Begin with the first line of the material and copy each line word for word through the line that contains "const yTicks = [0, 0.2, 0.4, 0.6, 0.8, 1];"; the pictures are left out.
::::::::::
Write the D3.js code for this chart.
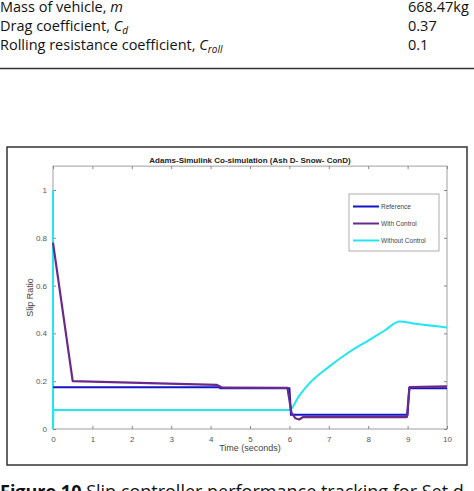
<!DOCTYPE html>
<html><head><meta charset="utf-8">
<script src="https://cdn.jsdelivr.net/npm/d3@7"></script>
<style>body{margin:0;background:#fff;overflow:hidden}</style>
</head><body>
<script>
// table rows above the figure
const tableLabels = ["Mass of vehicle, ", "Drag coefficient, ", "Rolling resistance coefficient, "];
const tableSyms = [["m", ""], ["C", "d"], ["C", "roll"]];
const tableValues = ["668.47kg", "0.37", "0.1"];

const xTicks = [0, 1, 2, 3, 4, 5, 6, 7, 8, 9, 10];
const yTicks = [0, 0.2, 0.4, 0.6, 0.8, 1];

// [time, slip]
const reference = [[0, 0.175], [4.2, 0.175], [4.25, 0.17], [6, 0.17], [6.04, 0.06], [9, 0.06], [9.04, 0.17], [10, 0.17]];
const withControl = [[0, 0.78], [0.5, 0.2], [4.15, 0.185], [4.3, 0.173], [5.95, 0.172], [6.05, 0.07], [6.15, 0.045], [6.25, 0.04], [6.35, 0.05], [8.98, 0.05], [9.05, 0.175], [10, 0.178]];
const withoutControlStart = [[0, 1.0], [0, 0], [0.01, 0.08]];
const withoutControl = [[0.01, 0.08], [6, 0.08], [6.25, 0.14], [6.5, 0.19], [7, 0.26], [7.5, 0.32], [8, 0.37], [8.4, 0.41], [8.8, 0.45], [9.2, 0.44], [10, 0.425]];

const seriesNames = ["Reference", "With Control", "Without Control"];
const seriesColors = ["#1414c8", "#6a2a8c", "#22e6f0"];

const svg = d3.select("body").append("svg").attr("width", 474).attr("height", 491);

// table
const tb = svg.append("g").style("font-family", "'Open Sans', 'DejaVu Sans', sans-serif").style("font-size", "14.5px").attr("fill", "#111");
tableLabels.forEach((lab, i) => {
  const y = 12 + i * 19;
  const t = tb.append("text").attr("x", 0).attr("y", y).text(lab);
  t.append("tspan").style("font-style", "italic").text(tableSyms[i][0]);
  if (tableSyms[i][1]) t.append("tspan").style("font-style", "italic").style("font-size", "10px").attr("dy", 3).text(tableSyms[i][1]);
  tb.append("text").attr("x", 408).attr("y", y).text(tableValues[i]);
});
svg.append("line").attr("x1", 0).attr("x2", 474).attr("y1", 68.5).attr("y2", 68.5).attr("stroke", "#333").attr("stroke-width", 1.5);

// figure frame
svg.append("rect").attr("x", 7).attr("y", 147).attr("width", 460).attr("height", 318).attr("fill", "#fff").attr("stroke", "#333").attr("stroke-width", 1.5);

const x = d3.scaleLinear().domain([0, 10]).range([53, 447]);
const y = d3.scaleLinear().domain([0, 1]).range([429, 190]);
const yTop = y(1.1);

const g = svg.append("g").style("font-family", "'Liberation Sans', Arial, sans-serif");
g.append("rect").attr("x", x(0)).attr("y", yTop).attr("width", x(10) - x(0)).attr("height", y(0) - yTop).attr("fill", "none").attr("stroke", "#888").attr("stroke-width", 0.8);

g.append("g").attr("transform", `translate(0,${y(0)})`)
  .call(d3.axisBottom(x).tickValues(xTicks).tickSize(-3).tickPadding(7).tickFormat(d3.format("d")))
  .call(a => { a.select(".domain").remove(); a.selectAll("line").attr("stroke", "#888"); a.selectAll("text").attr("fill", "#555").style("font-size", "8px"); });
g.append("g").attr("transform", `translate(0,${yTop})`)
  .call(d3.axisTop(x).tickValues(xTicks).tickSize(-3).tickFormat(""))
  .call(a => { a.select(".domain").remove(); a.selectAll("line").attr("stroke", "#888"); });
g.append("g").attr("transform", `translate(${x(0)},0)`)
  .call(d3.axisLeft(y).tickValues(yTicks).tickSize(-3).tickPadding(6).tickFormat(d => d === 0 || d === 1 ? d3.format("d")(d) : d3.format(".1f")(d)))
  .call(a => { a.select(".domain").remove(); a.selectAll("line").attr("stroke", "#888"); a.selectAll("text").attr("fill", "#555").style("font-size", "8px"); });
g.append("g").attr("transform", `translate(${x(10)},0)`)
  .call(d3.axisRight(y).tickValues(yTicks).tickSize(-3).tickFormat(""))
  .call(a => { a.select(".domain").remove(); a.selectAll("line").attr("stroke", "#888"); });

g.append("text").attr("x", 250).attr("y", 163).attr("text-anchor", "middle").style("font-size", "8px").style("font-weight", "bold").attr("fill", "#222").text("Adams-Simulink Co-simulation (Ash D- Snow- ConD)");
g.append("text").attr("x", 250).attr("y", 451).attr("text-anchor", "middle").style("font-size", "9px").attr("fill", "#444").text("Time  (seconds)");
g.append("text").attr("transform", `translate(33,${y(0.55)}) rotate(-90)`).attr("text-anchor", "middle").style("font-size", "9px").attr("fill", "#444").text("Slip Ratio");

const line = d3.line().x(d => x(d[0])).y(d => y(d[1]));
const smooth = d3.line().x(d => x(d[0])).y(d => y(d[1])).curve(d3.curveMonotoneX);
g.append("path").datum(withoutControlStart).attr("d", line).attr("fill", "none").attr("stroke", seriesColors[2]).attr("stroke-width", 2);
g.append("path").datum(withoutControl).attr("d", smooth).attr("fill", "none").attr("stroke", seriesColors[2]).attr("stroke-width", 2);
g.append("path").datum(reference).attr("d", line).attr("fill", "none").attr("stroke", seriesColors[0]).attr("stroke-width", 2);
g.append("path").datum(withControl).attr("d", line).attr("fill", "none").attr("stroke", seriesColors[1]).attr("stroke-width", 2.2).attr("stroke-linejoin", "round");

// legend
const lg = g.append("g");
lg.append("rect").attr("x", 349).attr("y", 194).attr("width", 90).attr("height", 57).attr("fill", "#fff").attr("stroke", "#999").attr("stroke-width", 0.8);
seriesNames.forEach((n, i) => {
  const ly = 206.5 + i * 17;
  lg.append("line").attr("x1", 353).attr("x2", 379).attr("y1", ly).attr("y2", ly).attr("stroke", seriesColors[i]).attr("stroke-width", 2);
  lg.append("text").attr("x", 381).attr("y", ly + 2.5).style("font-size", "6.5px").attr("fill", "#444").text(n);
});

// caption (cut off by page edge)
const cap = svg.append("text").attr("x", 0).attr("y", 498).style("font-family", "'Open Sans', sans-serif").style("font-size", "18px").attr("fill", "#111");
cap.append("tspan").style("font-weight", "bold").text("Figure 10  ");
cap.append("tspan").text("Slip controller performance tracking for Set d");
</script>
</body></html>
::::::::::
→ **Solution to this problem**:
Write the D3.js code for this chart.
<!DOCTYPE html>
<html><head><meta charset="utf-8">
<script src="https://cdn.jsdelivr.net/npm/d3@7"></script>
<style>body{margin:0;background:#fff;overflow:hidden}</style>
</head><body>
<script>
// table rows above the figure
const tableLabels = ["Mass of vehicle, ", "Drag coefficient, ", "Rolling resistance coefficient, "];
const tableSyms = [["m", ""], ["C", "d"], ["C", "roll"]];
const tableValues = ["668.47kg", "0.37", "0.1"];

const xTicks = [0, 1, 2, 3, 4, 5, 6, 7, 8, 9, 10];
const yTicks = [0, 0.2, 0.4, 0.6, 0.8, 1];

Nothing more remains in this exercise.